» **What you should do**
Extract word for word the lines of the listing from its start to the line holding "const thirdTicks = [0, 0.0005, 0.001, 0.0015, 0.002, 0.0025];", both ends kept; pictures are not part of the copy.

◇ ◇ ◇

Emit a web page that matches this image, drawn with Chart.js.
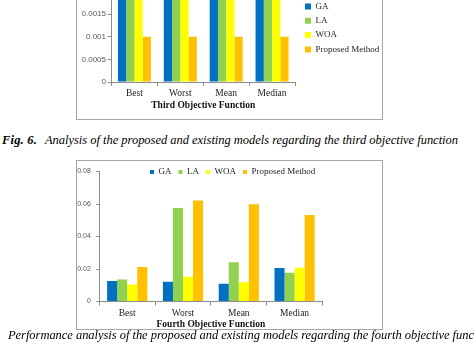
<!DOCTYPE html>
<html><head><meta charset="utf-8">
<script src="https://cdn.jsdelivr.net/npm/chart.js@4.4.1/dist/chart.umd.min.js"></script>
<style>
html,body{margin:0;padding:0;background:#fff;}
body{width:474px;height:343px;overflow:hidden;position:relative;}
.box{position:absolute;left:76px;width:307px;border:1px solid #a6a6a6;box-sizing:border-box;background:#fff;}
#box1{top:-45px;height:165px;}
#box2{top:160px;height:170px;}
.box canvas{display:block;}
.cap{position:absolute;white-space:nowrap;font-family:"Liberation Serif",serif;font-style:italic;font-size:12.5px;color:#000;line-height:14px;}
#fig{left:2px;top:133px;font-weight:bold;}
#cap1{left:45px;top:133px;}
#cap2{left:8px;top:328px;}
</style></head><body>
<div class="box" id="box1"><canvas id="c1" width="305" height="163" style="width:305px;height:163px"></canvas></div>
<div class="cap" id="fig">Fig. 6.</div>
<div class="cap" id="cap1">Analysis of the proposed and existing models regarding the third objective function</div>
<div class="box" id="box2"><canvas id="c2" width="305" height="168" style="width:305px;height:168px"></canvas></div>
<div class="cap" id="cap2"><span id="cap2a">Performance analysis of the proposed and existing models regarding the fourth objective func</span>tion</div>
<script>
// ---- data ----
const categories = ['Best', 'Worst', 'Mean', 'Median'];
const seriesNames = ['GA', 'LA', 'WOA', 'Proposed Method'];
const seriesColors = ['#0070C0', '#92D050', '#FFFF00', '#FFC000'];

// Third objective function (GA, LA, WOA bars run past the top of the cropped frame)
const third_GA = [0.0022, 0.0022, 0.0022, 0.0022];
const third_LA = [0.0022, 0.0022, 0.0022, 0.0022];
const third_WOA = [0.0022, 0.0022, 0.0022, 0.0022];
const third_PM = [0.001, 0.001, 0.001, 0.001];
const thirdTicks = [0, 0.0005, 0.001, 0.0015, 0.002, 0.0025];

// Fourth objective function
const fourth_GA = [0.0126, 0.0122, 0.0109, 0.0206];
const fourth_LA = [0.0135, 0.0576, 0.0241, 0.0177];
const fourth_WOA = [0.0105, 0.0153, 0.0118, 0.0208];
const fourth_PM = [0.0212, 0.0622, 0.0598, 0.0533];
const fourthTicks = [0, 0.02, 0.04, 0.06, 0.08];

const thirdTitle = 'Third Objective Function';
const fourthTitle = 'Fourth Objective Function';

// ---- helpers ----
const legendPlace = {
  id: 'legendPlace',
  beforeUpdate(chart, args, opts) {
    const lg = chart.legend;
    if (!lg) return;
    lg.__o = opts;
    if (!lg.__p) {
      const fit = lg.fit;
      lg.fit = function () {
        fit.call(this);
        const o = this.__o || {};
        if (o.w != null) this.width = o.w;
        if (o.h != null) this.height = o.h;
      };
      lg.__p = true;
    }
  },
  afterLayout(chart, args, opts) {
    const lg = chart.legend;
    if (!lg) return;
    if (opts.x != null) { const w = lg.right - lg.left; lg.left = opts.x; lg.right = opts.x + w; }
    if (opts.y != null) { const h = Math.max(lg.bottom - lg.top, 200); lg.top = opts.y; lg.bottom = opts.y + h; lg.height = h; }
  }
};

function fmt(v) { return String(+(+v).toFixed(6)); }

function makeDatasets(arrs) {
  return arrs.map((d, i) => ({
    label: seriesNames[i], data: d, backgroundColor: seriesColors[i], borderWidth: 0,
    categoryPercentage: 0.72, barPercentage: 1.0
  }));
}

const axisColor = '#8c8c8c';
const serif = '"Liberation Serif", "Times New Roman", serif';
const sans = '"Liberation Sans", Arial, sans-serif';

function makeChart(id, datasets, cfg) {
  return new Chart(document.getElementById(id), {
    type: 'bar',
    data: { labels: categories, datasets },
    plugins: [legendPlace],
    options: {
      responsive: false, animation: false, events: [],
      layout: { padding: cfg.padding },
      plugins: {
        tooltip: { enabled: false },
        legend: {
          position: cfg.legendPos, align: 'start', fullSize: true,
          labels: {
            font: { family: serif, size: 9 }, color: '#222',
            boxWidth: cfg.box, boxHeight: cfg.box, padding: cfg.lp
          }
        },
        legendPlace: cfg.place
      },
      scales: {
        x: {
          grid: { display: true, drawOnChartArea: false, drawTicks: true, tickLength: 4, color: axisColor, offset: true },
          border: { color: axisColor },
          ticks: { font: { family: serif, size: 9.5 }, color: '#222', padding: 2, maxRotation: 0 },
          title: { display: true, text: cfg.title, font: { family: serif, size: 9.5, weight: 'bold', lineHeight: 1 }, color: '#111', padding: { top: 0, bottom: 0 } },
          afterFit: s => { s.height = cfg.xh; }
        },
        y: {
          min: 0, max: cfg.max,
          afterBuildTicks: s => { s.ticks = cfg.ticks.map(v => ({ value: v })); },
          grid: { display: true, drawOnChartArea: false, drawTicks: true, tickLength: cfg.tl, color: axisColor },
          border: { color: axisColor },
          ticks: { font: { family: sans, size: cfg.tf }, color: '#595959', padding: cfg.tp, callback: v => fmt(v) },
          afterFit: s => { s.width = cfg.yw; }
        }
      }
    }
  });
}

makeChart('c1', makeDatasets([third_GA, third_LA, third_WOA, third_PM]), {
  padding: { top: 13, bottom: 9, left: 0, right: 0 },
  legendPos: 'right', box: 6, lp: 5.3,
  place: { w: 87, x: 222.7, y: 40.7 },
  title: thirdTitle, xh: 28, max: 0.0025, ticks: thirdTicks, tl: 4, tp: 1.5, tf: 8, yw: 34.5
});

makeChart('c2', makeDatasets([fourth_GA, fourth_LA, fourth_WOA, fourth_PM]), {
  padding: { top: 10.5, bottom: 0, left: 0, right: 59.5 },
  legendPos: 'top', box: 4, lp: 7,
  place: { h: 0, x: 66, y: -0.5 },
  title: fourthTitle, xh: 27.5, max: 0.08, ticks: fourthTicks, tl: 3, tp: 5.5, tf: 7, yw: 22.3
});

// ---- caption fitting ----
function spread(el, measureEl, target) {
  const w = measureEl.getBoundingClientRect().width;
  const n = measureEl.textContent.length;
  el.style.letterSpacing = ((target - w) / n) + 'px';
}
spread(document.getElementById('fig'), document.getElementById('fig'), 35);
spread(document.getElementById('cap1'), document.getElementById('cap1'), 413);
spread(document.getElementById('cap2'), document.getElementById('cap2a'), 466);
</script>
</body></html>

◇ ◇ ◇

» **Output for this task**
Emit a web page that matches this image, drawn with Chart.js.
<!DOCTYPE html>
<html><head><meta charset="utf-8">
<script src="https://cdn.jsdelivr.net/npm/chart.js@4.4.1/dist/chart.umd.min.js"></script>
<style>
html,body{margin:0;padding:0;background:#fff;}
body{width:474px;height:343px;overflow:hidden;position:relative;}
.box{position:absolute;left:76px;width:307px;border:1px solid #a6a6a6;box-sizing:border-box;background:#fff;}
#box1{top:-45px;height:165px;}
#box2{top:160px;height:170px;}
.box canvas{display:block;}
.cap{position:absolute;white-space:nowrap;font-family:"Liberation Serif",serif;font-style:italic;font-size:12.5px;color:#000;line-height:14px;}
#fig{left:2px;top:133px;font-weight:bold;}
#cap1{left:45px;top:133px;}
#cap2{left:8px;top:328px;}
</style></head><body>
<div class="box" id="box1"><canvas id="c1" width="305" height="163" style="width:305px;height:163px"></canvas></div>
<div class="cap" id="fig">Fig. 6.</div>
<div class="cap" id="cap1">Analysis of the proposed and existing models regarding the third objective function</div>
<div class="box" id="box2"><canvas id="c2" width="305" height="168" style="width:305px;height:168px"></canvas></div>
<div class="cap" id="cap2"><span id="cap2a">Performance analysis of the proposed and existing models regarding the fourth objective func</span>tion</div>
<script>
// ---- data ----
const categories = ['Best', 'Worst', 'Mean', 'Median'];
const seriesNames = ['GA', 'LA', 'WOA', 'Proposed Method'];
const seriesColors = ['#0070C0', '#92D050', '#FFFF00', '#FFC000'];

// Third objective function (GA, LA, WOA bars run past the top of the cropped frame)
const third_GA = [0.0022, 0.0022, 0.0022, 0.0022];
const third_LA = [0.0022, 0.0022, 0.0022, 0.0022];
const third_WOA = [0.0022, 0.0022, 0.0022, 0.0022];
const third_PM = [0.001, 0.001, 0.001, 0.001];
const thirdTicks = [0, 0.0005, 0.001, 0.0015, 0.002, 0.0025];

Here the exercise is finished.